Franzosen präsentieren Hollande die Rechnung

Paris · François Hollande hat ein Problem. Das Finale der Kommunalwahlen hat den Trend der Erstrunde nicht nur bestätigt, sondern wie mit einer Lupe verstärkt: Nun, da alle Stimmen ausgezählt sind, wird deutlich, dass für die regierenden Sozialisten das „worst-case“-Szenario eingetreten ist: Sie haben nicht nur 60 oder 90, sondern letzten Endes mehr als 150 Rathäuser an die oppositionellen Konservativen verloren, ein gutes Dutzend ging an den rechtsextremen Nationale Front (FN).



Das Ergebnis ist eine heftige Watschen für Hollande und zeigt klar, dass die Bürger, die ihn vor weniger als zwei Jahren noch enthusiastisch an die Spitze der Republik gewählt haben, von ihm inzwischen zutiefst enttäuscht sind. Der Präsident zahlt die Rechnung für 22 Monate verfehlter Politik: Zunächst wurden die Prioritäten nicht richtig gesetzt und dann unzureichend erklärt. Der Sozialist und seine Partei, die sich "vorbildlich" und "normal" geben wollten, haben sich überdies in Affären und Pannen bei der Regierungs-Kommunikation verstrickt. Heute zählt das Wort des Präsidenten nicht mehr. Das ist umso dramatischer, als Hollandes Spielraum jetzt extrem begrenzt ist: Von seinem erst im Januar mit großem Brimborium neu eingeschlagenen sozialdemokratischen Reform-Pfad kann und darf er nicht abweichen. Nicht nur, dass er sich sonst abermals einen Kurswechsel vorwerfen lassen müsste. Er hat auch gegenüber Brüssel und den EU-Partnern keine andere Wahl, als die Staatsausgaben in den Griff zu bekommen. Genau für diese Linie wird er von den Extremen von links bis rechts, aber auch im eigenen Lager angegriffen.

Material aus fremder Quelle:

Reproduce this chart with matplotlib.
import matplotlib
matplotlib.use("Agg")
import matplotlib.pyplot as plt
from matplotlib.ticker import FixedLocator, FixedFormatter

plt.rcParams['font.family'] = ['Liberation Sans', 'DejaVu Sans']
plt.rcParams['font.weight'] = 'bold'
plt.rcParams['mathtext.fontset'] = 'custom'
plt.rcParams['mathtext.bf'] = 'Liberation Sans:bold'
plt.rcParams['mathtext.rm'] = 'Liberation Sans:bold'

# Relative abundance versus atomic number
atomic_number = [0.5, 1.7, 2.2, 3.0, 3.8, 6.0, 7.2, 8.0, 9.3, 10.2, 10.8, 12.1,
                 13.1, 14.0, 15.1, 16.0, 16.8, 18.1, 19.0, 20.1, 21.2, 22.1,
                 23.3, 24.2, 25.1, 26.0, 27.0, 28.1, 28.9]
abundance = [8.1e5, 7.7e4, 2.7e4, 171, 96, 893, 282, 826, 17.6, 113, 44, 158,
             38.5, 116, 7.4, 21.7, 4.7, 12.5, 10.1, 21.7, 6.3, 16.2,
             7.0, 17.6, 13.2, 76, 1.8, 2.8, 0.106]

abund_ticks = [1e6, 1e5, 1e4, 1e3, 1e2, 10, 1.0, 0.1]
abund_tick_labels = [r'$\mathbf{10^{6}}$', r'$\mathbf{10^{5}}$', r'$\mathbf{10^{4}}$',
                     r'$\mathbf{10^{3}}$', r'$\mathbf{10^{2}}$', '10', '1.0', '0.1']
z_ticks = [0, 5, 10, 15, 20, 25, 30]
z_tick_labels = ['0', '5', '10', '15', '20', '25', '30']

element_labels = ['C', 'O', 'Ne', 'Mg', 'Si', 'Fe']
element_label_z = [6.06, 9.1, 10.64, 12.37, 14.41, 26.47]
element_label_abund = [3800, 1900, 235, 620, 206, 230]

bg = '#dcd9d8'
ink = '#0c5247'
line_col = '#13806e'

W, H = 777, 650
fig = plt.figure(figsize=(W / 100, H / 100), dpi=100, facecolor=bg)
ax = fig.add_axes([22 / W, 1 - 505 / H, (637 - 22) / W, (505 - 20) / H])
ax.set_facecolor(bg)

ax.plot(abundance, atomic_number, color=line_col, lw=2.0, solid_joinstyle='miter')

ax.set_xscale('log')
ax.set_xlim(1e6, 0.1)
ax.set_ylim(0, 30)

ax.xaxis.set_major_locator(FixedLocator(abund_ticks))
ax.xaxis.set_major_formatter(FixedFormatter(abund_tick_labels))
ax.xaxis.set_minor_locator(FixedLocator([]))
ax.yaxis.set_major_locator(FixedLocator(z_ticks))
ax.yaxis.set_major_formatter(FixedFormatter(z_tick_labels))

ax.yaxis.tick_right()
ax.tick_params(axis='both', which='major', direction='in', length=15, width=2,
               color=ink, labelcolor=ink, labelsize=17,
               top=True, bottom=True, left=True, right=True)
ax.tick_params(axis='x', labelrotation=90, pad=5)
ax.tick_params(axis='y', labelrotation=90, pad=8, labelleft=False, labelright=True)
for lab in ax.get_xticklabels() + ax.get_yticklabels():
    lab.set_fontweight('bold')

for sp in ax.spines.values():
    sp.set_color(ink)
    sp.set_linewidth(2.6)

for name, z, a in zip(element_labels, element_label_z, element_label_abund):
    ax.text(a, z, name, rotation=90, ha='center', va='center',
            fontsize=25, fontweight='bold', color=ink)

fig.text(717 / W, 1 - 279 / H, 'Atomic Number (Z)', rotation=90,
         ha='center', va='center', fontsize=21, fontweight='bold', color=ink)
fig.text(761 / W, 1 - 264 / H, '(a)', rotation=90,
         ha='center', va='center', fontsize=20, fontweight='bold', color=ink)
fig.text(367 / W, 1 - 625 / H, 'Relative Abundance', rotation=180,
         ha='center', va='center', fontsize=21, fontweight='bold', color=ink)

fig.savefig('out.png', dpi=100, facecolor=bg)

Die Regierungsumbildung, die Hollande gestern verkündete, wird das Blatt kaum grundsätzlich wenden. Auch wenn der neue Ministerpräsident, der bisherige Innenminister Manuel Valls, populär ist und für Härte in der Innen- und Reformen in der Wirtschaftspolitik steht. Der Präsident braucht vor allem gute Nachrichten an der Arbeitsplatzfront. Und da herrscht Flaute. Im Februar ist die Zahl der Arbeitslosen zur unpassenden Zeit abermals und spektakulär gestiegen. Schuld an der desaströsen Lage des Landes ist freilich nicht nur die jetzige Regierung: Auch die vorige Mannschaft unter dem Konservativen Nicolas Sarkozy hat Reformen trotz gegenteiliger Zusagen verschlafen. Dass es beide etablierten Parteien nicht geschafft haben, Frankreich aus der Krise zu führen, führt bei den Bürgern unweigerlich zu Vertrauensverlust.

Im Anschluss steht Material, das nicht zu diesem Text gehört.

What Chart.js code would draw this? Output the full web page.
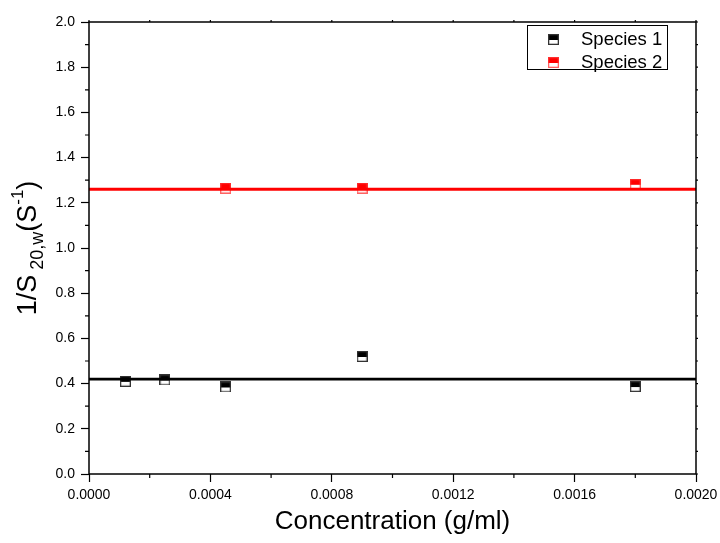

Wenn, wie bei dieser Abstimmung, fast 40 Prozent der Wähler bei einer Bürgermeisterwahl zu Hause bleiben, dann zeigt das eine starke Form von allgemeiner Politikverdrossenheit, die alarmierend ist. Dass radikale Parteien wie der FN auf diesem Nährboden gedeihen, braucht unter diesen Umständen niemanden mehr zu verwundern.

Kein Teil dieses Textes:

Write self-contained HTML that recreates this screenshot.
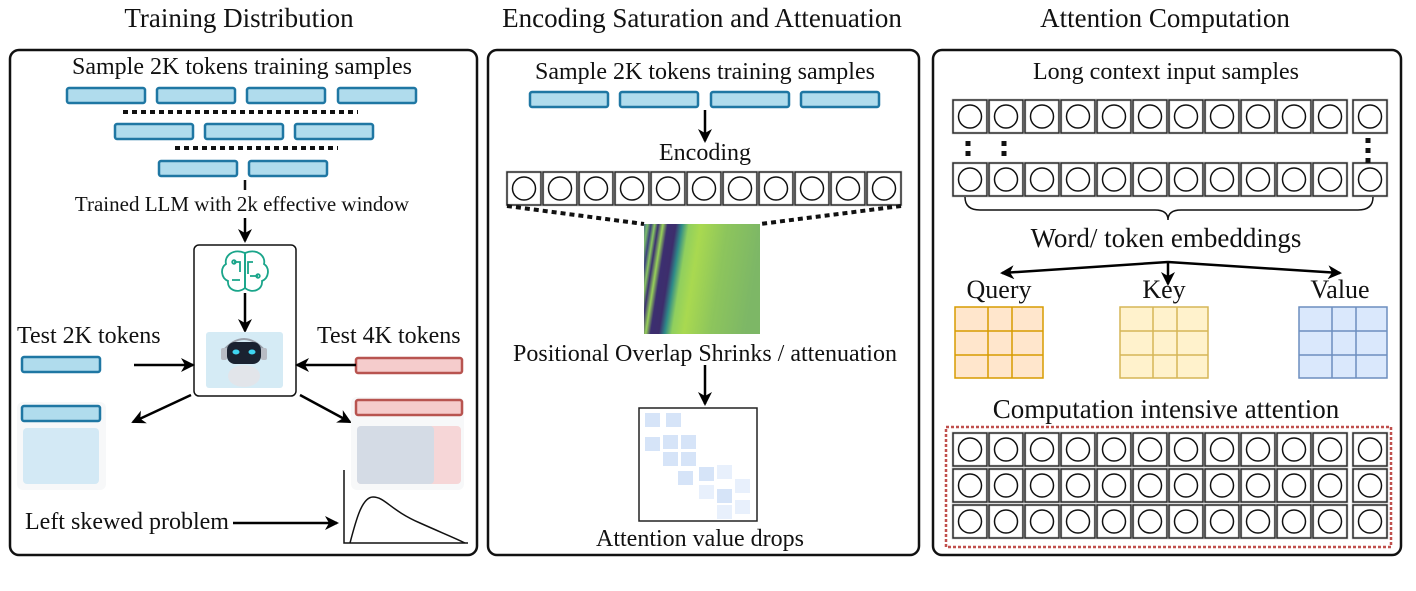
<!DOCTYPE html>
<html><head><meta charset="utf-8"><style>
html,body{margin:0;padding:0;background:#fff}
svg{display:block}
text{font-family:"Liberation Serif",serif;fill:#111}
</style></head><body>
<svg width="1416" height="591" viewBox="0 0 1416 591" xmlns="http://www.w3.org/2000/svg">
<defs>
<marker id="ah" markerWidth="14" markerHeight="14" refX="12" refY="7" orient="auto" markerUnits="userSpaceOnUse"><path d="M0,0 L14,7 L0,14 L4,7 Z" fill="#000"/></marker>
<g id="tb"><rect x="0" y="0" width="34" height="33" fill="#fff" stroke="#bbb" stroke-width="2.5"/><rect x="0" y="0" width="34" height="33" fill="none" stroke="#222" stroke-width="1.3"/><circle cx="17" cy="16.5" r="11.5" fill="none" stroke="#111" stroke-width="1.5"/></g>
<rect id="bb" width="78" height="15" rx="2" fill="#b0dced" stroke="#1f77a3" stroke-width="2.5"/>
<linearGradient id="hm" x1="0" y1="0" x2="1" y2="0.15">
<stop offset="0" stop-color="#4a6b8a"/><stop offset="0.03" stop-color="#7bbd6a"/><stop offset="0.06" stop-color="#3a3f7d"/><stop offset="0.09" stop-color="#8ac860"/><stop offset="0.12" stop-color="#3b2f72"/><stop offset="0.16" stop-color="#98d259"/><stop offset="0.2" stop-color="#3c2f70"/><stop offset="0.27" stop-color="#3d2d6c"/><stop offset="0.32" stop-color="#2e8a88"/><stop offset="0.38" stop-color="#90cf5e"/><stop offset="0.48" stop-color="#a9d950"/><stop offset="0.7" stop-color="#8dc55c"/><stop offset="1" stop-color="#7db766"/>
</linearGradient>
</defs>

<!-- titles -->
<text x="239" y="27" font-size="27" text-anchor="middle">Training Distribution</text>
<text x="702" y="27" font-size="27" text-anchor="middle">Encoding Saturation and Attenuation</text>
<text x="1165" y="27" font-size="27" text-anchor="middle">Attention Computation</text>

<!-- panels -->
<rect x="10" y="50" width="467" height="505" rx="9" fill="none" stroke="#111" stroke-width="2.5"/>
<rect x="488" y="50" width="431" height="505" rx="9" fill="none" stroke="#111" stroke-width="2.5"/>
<rect x="933" y="50" width="468" height="505" rx="9" fill="none" stroke="#111" stroke-width="2.5"/>

<!-- PANEL 1 -->
<text x="242" y="74" font-size="24" text-anchor="middle">Sample 2K tokens training samples</text>
<use href="#bb" x="67" y="88"/><use href="#bb" x="157" y="88"/><use href="#bb" x="247" y="88"/><use href="#bb" x="338" y="88"/>
<line x1="123" y1="112" x2="358" y2="112" stroke="#111" stroke-width="4" stroke-dasharray="5 4"/>
<use href="#bb" x="115" y="124"/><use href="#bb" x="205" y="124"/><use href="#bb" x="295" y="124"/>
<line x1="175" y1="148" x2="338" y2="148" stroke="#111" stroke-width="4" stroke-dasharray="5 4"/>
<use href="#bb" x="159" y="161"/><use href="#bb" x="249" y="161"/>
<line x1="245" y1="180" x2="245" y2="190" stroke="#111" stroke-width="2.5"/>
<text x="242" y="211" font-size="21" text-anchor="middle">Trained LLM with 2k effective window</text>
<line x1="245" y1="218" x2="245" y2="241" stroke="#000" stroke-width="2.5" marker-end="url(#ah)"/>

<rect x="194" y="245" width="102" height="151" rx="5" fill="#fff" stroke="#111" stroke-width="1.5"/>
<g stroke="#1aa58a" stroke-width="1.8" fill="none">
<path d="M245,253 C233,248 224,256 226,264 C220,268 221,278 228,281 C227,290 238,294 245,288 Z"/>
<path d="M245,253 C257,248 266,256 264,264 C270,268 269,278 262,281 C263,290 252,294 245,288 Z"/>
<path d="M234,262 h6 v10 M240,280 h-8 M253,262 h-5 v12 M258,276 h-8"/>
<circle cx="234" cy="262" r="1.8"/><circle cx="258" cy="276" r="1.8"/>
</g>
<line x1="245" y1="293" x2="245" y2="331" stroke="#000" stroke-width="2.5" marker-end="url(#ah)"/>
<rect x="206" y="332" width="77" height="56" rx="3" fill="#d5ebf5"/>
<ellipse cx="244" cy="376" rx="16" ry="11" fill="#e2e5ea"/>
<path d="M222,352 Q244,326 266,352" fill="none" stroke="#9aa0aa" stroke-width="2"/>
<rect x="227" y="342" width="34" height="22" rx="8" fill="#1a2230"/>
<rect x="221" y="348" width="6" height="12" rx="2" fill="#b8bcc4"/><rect x="261" y="348" width="6" height="12" rx="2" fill="#b8bcc4"/>
<ellipse cx="236" cy="352" rx="3.5" ry="2.5" fill="#3fd4f0"/><ellipse cx="252" cy="352" rx="3.5" ry="2.5" fill="#3fd4f0"/>

<text x="17" y="343" font-size="24">Test 2K tokens</text>
<use href="#bb" x="22" y="357"/>
<line x1="134" y1="365" x2="193" y2="365" stroke="#000" stroke-width="2.5" marker-end="url(#ah)"/>
<text x="317" y="343" font-size="24">Test 4K tokens</text>
<rect x="356" y="358" width="106" height="15" rx="2" fill="#f5cccc" stroke="#b85450" stroke-width="2.5"/>
<line x1="356" y1="365" x2="297" y2="365" stroke="#000" stroke-width="2.5" marker-end="url(#ah)"/>
<line x1="191" y1="395" x2="133" y2="422" stroke="#000" stroke-width="2.5" marker-end="url(#ah)"/>
<line x1="300" y1="395" x2="350" y2="422" stroke="#000" stroke-width="2.5" marker-end="url(#ah)"/>

<rect x="17" y="402" width="89" height="88" rx="6" fill="#f7f8f9"/>
<use href="#bb" x="22" y="406"/>
<rect x="23" y="428" width="76" height="56" rx="4" fill="#d3e9f5"/>
<rect x="351" y="397" width="113" height="93" rx="6" fill="#f7f8f9"/>
<rect x="356" y="400" width="106" height="15" rx="2" fill="#f5cccc" stroke="#b85450" stroke-width="2.5"/>
<rect x="357" y="426" width="104" height="58" rx="4" fill="#f6d6d7"/>
<rect x="357" y="426" width="77" height="58" rx="4" fill="#d4dbe5"/>

<text x="25" y="529" font-size="24">Left skewed problem</text>
<line x1="233" y1="523" x2="337" y2="523" stroke="#000" stroke-width="2.5" marker-end="url(#ah)"/>
<path d="M344,470 V543 H468" fill="none" stroke="#111" stroke-width="1.5"/>
<path d="M350,543 C356,520 362,497 373,497 C385,497 390,510 420,523 C440,532 455,538 465,543" fill="none" stroke="#111" stroke-width="1.5"/>

<!-- PANEL 2 -->
<text x="705" y="79" font-size="24" text-anchor="middle">Sample 2K tokens training samples</text>
<use href="#bb" x="530" y="92"/><use href="#bb" x="620" y="92"/><use href="#bb" x="711" y="92"/><use href="#bb" x="801" y="92"/>
<line x1="705" y1="110" x2="705" y2="141" stroke="#000" stroke-width="2.5" marker-end="url(#ah)"/>
<text x="705" y="160" font-size="24" text-anchor="middle">Encoding</text>
<use href="#tb" x="507" y="172"/><use href="#tb" x="543" y="172"/><use href="#tb" x="579" y="172"/><use href="#tb" x="615" y="172"/><use href="#tb" x="651" y="172"/><use href="#tb" x="687" y="172"/><use href="#tb" x="723" y="172"/><use href="#tb" x="759" y="172"/><use href="#tb" x="795" y="172"/><use href="#tb" x="831" y="172"/><use href="#tb" x="867" y="172"/>
<line x1="507" y1="206" x2="644" y2="224" stroke="#111" stroke-width="4" stroke-dasharray="5 4"/>
<line x1="901" y1="206" x2="760" y2="224" stroke="#111" stroke-width="4" stroke-dasharray="5 4"/>
<rect x="644" y="224" width="116" height="110" fill="url(#hm)"/>
<text x="705" y="361" font-size="24" text-anchor="middle">Positional Overlap Shrinks / attenuation</text>
<line x1="705" y1="365" x2="705" y2="404" stroke="#000" stroke-width="2.5" marker-end="url(#ah)"/>
<rect x="639" y="408" width="118" height="113" fill="#fff" stroke="#222" stroke-width="1.5"/>
<g fill="#d6e4f8">
<rect x="645" y="413" width="15" height="14"/><rect x="666" y="413" width="15" height="14"/>
<rect x="645" y="437" width="15" height="14"/><rect x="663" y="435" width="15" height="14"/><rect x="681" y="435" width="15" height="14"/>
<rect x="663" y="452" width="15" height="14"/><rect x="681" y="452" width="15" height="14"/>
<rect x="678" y="471" width="15" height="14"/><rect x="699" y="467" width="15" height="14"/>
<rect x="717" y="489" width="15" height="14"/>
</g>
<g fill="#e8f0fc">
<rect x="717" y="465" width="15" height="14"/><rect x="699" y="485" width="15" height="14"/><rect x="735" y="479" width="15" height="14"/><rect x="717" y="505" width="15" height="14"/><rect x="735" y="500" width="15" height="14"/>
</g>
<text x="700" y="546" font-size="24" text-anchor="middle">Attention value drops</text>

<!-- PANEL 3 -->
<text x="1166" y="79" font-size="24" text-anchor="middle">Long context input samples</text>
<g id="row"><use href="#tb" x="953" y="100"/><use href="#tb" x="989" y="100"/><use href="#tb" x="1025" y="100"/><use href="#tb" x="1061" y="100"/><use href="#tb" x="1097" y="100"/><use href="#tb" x="1133" y="100"/><use href="#tb" x="1169" y="100"/><use href="#tb" x="1205" y="100"/><use href="#tb" x="1241" y="100"/><use href="#tb" x="1277" y="100"/><use href="#tb" x="1313" y="100"/><use href="#tb" x="1353" y="100"/></g>
<use href="#row" y="63"/>
<g stroke="#111" stroke-width="5" stroke-dasharray="5 5">
<line x1="968" y1="141" x2="968" y2="160"/><line x1="1004" y1="141" x2="1004" y2="160"/><line x1="1368" y1="138" x2="1368" y2="163"/>
</g>
<path d="M965,197 Q965,210 980,210 H1155 Q1168,210 1168,220 Q1168,210 1181,210 H1358 Q1373,210 1373,197" fill="none" stroke="#111" stroke-width="1.5"/>
<text x="1166" y="247" font-size="27" text-anchor="middle">Word/ token embeddings</text>
<g stroke="#000" stroke-width="2.5" marker-end="url(#ah)">
<line x1="1168" y1="262" x2="1002" y2="273"/><line x1="1168" y1="262" x2="1168" y2="284"/><line x1="1168" y1="262" x2="1340" y2="273"/>
</g>
<text x="999" y="298" font-size="26" text-anchor="middle">Query</text>
<text x="1164" y="298" font-size="26" text-anchor="middle">Key</text>
<text x="1340" y="298" font-size="26" text-anchor="middle">Value</text>
<g stroke-width="1.5">
<g fill="#ffe6cc" stroke="#d79b00"><rect x="955" y="307" width="88" height="71"/><path d="M988,307V378M1012,307V378M955,331H1043M955,355H1043" fill="none"/></g>
<g fill="#fff2cc" stroke="#d6b656"><rect x="1120" y="307" width="88" height="71"/><path d="M1153,307V378M1177,307V378M1120,331H1208M1120,355H1208" fill="none"/></g>
<g fill="#dae8fc" stroke="#6c8ebf"><rect x="1299" y="307" width="88" height="71"/><path d="M1332,307V378M1356,307V378M1299,331H1387M1299,355H1387" fill="none"/></g>
</g>
<text x="1166" y="418" font-size="27" text-anchor="middle">Computation intensive attention</text>
<rect x="946" y="427" width="445" height="120" fill="none" stroke="#c0504d" stroke-width="2.5" stroke-dasharray="3 2"/>
<use href="#row" y="333"/><use href="#row" y="369"/><use href="#row" y="405"/>
</svg>
</body></html>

Rund 15 Rathäuser haben die französischen Rechtsextremen erobert - bei 37 000 Städten und Gemeinden im Land. Dafür, dass der FN nur in 600 Kommunen überhaupt angetreten war, ist das Ergebnis aber beachtlich - zumal sich die Partei in mehr als der Hälfte für den zweiten Durchgang qualifizierte, mit teils zweistelligen Ergebnissen. Für die Europawahl lässt dies nichts Gutes ahnen: Dann könnte die Le-Pen-Truppe, die heftigst gegen Brüssel, ein neues Rekordergebnis einfahren. Es stimmt: Hollande hat ein Problem.